Socialists cannot continue to have a liberal approach towards marginalized reactionaries. We must keep class at the forefront, remembering the central importance of class distinctions in a manner wherein we first account for the racialized division of labor, and then account for the importance of class distinctions and immediate concerns within marginalized communities. Our goal is not to come into these communities as outsiders, but for the socialist movement to be one with the radical currents of the entire working class, in particular those of colonized peoples and diasporas. We must emphasize the importance of breaking off the strength of the middle strata power brokers and asserting an independent political body against the bourgeois two-party system. While the bourgeoisie of these communities cannot be won over, the proletariat and some segments of the petit-bourgeoisie can.

As mentioned earlier, people are concerned with the issues which affect them and their kin first and foremost.
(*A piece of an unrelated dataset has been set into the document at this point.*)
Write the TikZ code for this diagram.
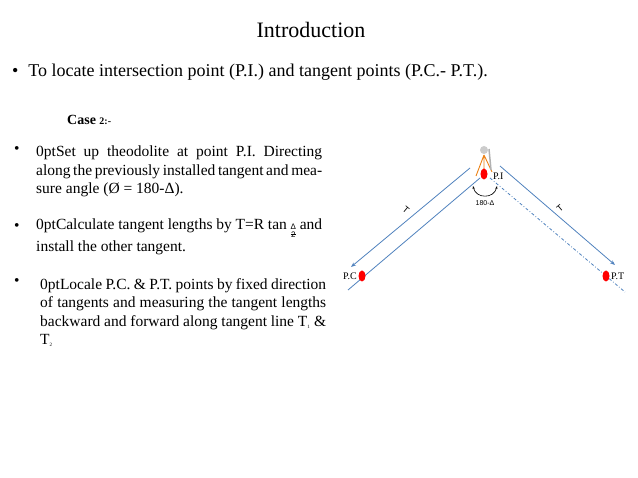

Many socialists think of this in terms of a simple model of class. That is, working class people all think the same and bourgeoisie all think the same. This is inaccurate because there are distinctions within the classes and various concerns of these classes. Approaching the proletariat as a homogeneous mass is not a path toward revolutionary politics. Instead, accounting for difference and determining where common interests lie is the means of forging a mass movement.

Socialists cannot win the respect of the masses, link up with their ebbs and flows, their tides in rebellions and class struggles, if they are not in line with the concerns of the masses. Childish and unnuanced behavior such as anti-Christianity, generalization, and “colorblind” class-first politics are not a means of building a movement. Generalization and abstraction are only tools, and not a replacement for thorough analysis of history and social reality. Developing a global, historically-minded analysis is a means of connecting to the people who are the living bodies of that world history.

Socialists must take seriously the issue of understanding the lives of the people we wish to serve so we can successfully serve them and be recognized as their representatives. Historical practice has shown clumsy generalization and colorblindness to be failures in approaching revolutionary politics. The rebirth of socialism must be a rebirth which remembers the lessons of the practical experiences and mistakes of past socialists. By benefiting from these lessons, as well as those we learn along the way, we put ourselves on the right track to a viable revolutionary movement.